From the entries below, copy every line that holds the word "this".

> [The data]:
# # # #

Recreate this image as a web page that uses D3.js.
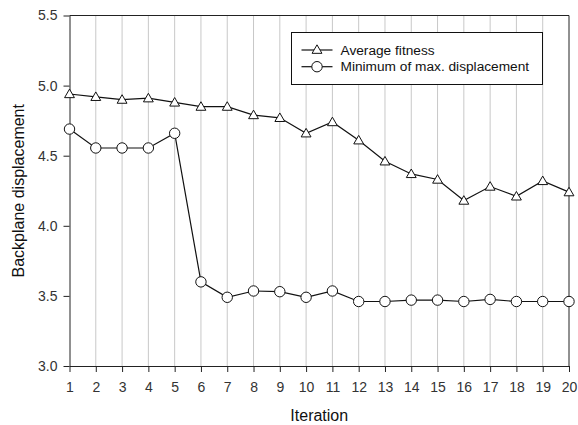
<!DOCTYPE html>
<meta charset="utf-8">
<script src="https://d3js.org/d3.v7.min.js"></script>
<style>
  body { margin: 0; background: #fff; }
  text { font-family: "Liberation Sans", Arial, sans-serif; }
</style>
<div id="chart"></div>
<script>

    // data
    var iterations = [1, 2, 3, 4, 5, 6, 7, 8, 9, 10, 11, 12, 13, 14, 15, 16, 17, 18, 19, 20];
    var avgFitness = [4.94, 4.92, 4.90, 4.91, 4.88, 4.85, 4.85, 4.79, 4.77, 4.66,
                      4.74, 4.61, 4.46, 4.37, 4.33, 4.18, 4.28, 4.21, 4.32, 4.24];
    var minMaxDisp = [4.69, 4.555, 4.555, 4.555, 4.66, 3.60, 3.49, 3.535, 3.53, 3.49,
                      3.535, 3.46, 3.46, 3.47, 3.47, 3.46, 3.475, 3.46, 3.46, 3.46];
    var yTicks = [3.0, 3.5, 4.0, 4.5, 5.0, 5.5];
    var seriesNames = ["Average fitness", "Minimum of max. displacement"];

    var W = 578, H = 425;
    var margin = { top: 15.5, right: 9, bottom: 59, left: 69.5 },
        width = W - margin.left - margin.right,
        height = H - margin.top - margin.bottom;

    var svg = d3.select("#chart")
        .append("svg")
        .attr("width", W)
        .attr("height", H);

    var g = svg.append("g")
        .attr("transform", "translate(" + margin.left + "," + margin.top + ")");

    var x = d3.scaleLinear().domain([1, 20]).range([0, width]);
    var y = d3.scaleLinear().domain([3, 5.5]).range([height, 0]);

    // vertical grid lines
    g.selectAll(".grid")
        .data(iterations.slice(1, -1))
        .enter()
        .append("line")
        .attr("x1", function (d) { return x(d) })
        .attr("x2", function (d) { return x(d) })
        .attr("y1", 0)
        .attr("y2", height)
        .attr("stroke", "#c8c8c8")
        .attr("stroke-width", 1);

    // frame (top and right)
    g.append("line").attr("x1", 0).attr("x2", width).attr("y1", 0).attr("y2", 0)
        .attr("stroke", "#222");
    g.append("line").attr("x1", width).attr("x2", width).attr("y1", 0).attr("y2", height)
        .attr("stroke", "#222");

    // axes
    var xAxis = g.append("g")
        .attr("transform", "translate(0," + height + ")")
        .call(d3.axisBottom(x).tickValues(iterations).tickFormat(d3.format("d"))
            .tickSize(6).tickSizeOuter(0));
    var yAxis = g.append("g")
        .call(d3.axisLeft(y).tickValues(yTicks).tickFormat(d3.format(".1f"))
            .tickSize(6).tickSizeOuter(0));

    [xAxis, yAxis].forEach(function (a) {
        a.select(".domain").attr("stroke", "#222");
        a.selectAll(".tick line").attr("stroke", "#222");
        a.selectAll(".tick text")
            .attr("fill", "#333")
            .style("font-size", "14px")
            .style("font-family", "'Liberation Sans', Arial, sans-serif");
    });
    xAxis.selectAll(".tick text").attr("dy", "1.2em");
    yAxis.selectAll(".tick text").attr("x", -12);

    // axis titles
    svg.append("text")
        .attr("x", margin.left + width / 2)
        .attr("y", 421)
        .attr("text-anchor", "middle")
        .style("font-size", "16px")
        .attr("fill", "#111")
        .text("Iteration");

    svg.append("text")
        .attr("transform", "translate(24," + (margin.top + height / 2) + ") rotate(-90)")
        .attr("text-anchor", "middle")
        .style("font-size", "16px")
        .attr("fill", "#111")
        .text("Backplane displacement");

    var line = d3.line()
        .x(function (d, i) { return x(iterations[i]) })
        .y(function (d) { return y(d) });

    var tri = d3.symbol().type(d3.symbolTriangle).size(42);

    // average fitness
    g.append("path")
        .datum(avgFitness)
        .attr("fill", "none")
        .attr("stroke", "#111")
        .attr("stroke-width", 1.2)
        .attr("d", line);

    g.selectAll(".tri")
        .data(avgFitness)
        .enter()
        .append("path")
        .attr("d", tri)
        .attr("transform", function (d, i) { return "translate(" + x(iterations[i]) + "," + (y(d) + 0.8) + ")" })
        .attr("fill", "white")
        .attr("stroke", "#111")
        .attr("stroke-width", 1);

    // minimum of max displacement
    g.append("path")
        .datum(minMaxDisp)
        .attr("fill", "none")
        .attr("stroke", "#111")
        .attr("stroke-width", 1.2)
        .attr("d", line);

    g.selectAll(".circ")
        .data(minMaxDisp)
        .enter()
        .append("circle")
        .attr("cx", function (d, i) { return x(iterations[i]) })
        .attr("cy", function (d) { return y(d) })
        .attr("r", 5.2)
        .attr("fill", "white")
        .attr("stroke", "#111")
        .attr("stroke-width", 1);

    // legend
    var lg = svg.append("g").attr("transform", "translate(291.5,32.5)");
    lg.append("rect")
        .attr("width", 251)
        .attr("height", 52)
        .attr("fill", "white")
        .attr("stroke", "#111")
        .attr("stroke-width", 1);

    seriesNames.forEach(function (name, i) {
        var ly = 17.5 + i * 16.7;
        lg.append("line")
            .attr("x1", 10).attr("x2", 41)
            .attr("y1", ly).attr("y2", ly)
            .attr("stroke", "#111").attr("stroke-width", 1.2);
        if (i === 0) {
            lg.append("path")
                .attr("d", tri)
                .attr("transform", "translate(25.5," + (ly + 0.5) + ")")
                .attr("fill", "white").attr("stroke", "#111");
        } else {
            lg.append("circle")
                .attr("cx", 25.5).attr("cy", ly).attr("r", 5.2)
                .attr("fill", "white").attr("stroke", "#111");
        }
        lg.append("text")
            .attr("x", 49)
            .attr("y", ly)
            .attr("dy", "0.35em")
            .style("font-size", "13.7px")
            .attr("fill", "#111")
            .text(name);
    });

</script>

# # # #

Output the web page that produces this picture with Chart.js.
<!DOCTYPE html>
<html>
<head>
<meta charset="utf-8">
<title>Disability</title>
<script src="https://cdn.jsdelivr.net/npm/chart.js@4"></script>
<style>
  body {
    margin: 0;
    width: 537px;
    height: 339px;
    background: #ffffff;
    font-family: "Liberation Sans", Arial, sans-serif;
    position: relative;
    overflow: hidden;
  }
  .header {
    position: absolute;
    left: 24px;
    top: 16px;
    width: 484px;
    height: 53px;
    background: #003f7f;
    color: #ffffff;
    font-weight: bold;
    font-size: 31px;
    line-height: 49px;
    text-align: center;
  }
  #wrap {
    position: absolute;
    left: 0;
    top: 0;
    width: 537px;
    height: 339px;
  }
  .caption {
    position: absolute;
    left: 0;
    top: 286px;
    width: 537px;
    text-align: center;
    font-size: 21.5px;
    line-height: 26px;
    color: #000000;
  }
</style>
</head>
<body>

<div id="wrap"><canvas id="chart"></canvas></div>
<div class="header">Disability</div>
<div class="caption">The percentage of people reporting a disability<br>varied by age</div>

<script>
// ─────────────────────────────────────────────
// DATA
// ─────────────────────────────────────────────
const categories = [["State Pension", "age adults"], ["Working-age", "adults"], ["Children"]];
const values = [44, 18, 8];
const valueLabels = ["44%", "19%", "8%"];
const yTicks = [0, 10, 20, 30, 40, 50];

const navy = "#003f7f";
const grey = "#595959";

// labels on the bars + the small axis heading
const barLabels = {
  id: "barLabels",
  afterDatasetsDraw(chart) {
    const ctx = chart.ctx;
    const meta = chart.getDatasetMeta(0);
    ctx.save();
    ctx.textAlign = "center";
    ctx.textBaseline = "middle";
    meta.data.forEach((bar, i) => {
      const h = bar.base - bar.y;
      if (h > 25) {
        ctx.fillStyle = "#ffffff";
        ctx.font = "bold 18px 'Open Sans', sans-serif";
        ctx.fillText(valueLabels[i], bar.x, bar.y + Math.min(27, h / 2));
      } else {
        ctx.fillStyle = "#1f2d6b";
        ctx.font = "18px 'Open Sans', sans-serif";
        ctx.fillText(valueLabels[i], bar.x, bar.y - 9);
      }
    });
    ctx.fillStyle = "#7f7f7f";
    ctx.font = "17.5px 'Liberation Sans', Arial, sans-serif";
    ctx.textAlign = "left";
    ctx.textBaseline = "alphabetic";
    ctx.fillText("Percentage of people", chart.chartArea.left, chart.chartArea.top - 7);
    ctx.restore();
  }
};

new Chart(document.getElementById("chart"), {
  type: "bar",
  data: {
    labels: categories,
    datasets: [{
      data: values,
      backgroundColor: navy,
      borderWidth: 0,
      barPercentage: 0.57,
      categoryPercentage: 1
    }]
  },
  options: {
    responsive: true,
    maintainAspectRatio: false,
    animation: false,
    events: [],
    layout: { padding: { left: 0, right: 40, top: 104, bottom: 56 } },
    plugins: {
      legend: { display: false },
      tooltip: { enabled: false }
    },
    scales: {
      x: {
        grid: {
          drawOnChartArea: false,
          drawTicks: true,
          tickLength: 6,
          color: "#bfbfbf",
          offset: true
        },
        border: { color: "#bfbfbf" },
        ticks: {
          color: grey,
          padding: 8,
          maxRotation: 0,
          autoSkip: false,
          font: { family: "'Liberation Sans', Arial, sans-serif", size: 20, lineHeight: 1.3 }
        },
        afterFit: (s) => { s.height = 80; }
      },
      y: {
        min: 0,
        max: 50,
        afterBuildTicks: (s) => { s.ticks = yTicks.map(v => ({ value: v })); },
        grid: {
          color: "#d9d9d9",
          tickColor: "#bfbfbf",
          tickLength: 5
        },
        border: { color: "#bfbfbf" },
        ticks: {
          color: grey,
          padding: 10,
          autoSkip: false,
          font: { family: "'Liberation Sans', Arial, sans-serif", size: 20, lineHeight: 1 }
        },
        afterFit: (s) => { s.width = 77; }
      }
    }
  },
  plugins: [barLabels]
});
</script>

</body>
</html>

# # # #

> [Answer for the task]:
Recreate this image as a web page that uses D3.js.
Output the web page that produces this picture with Chart.js.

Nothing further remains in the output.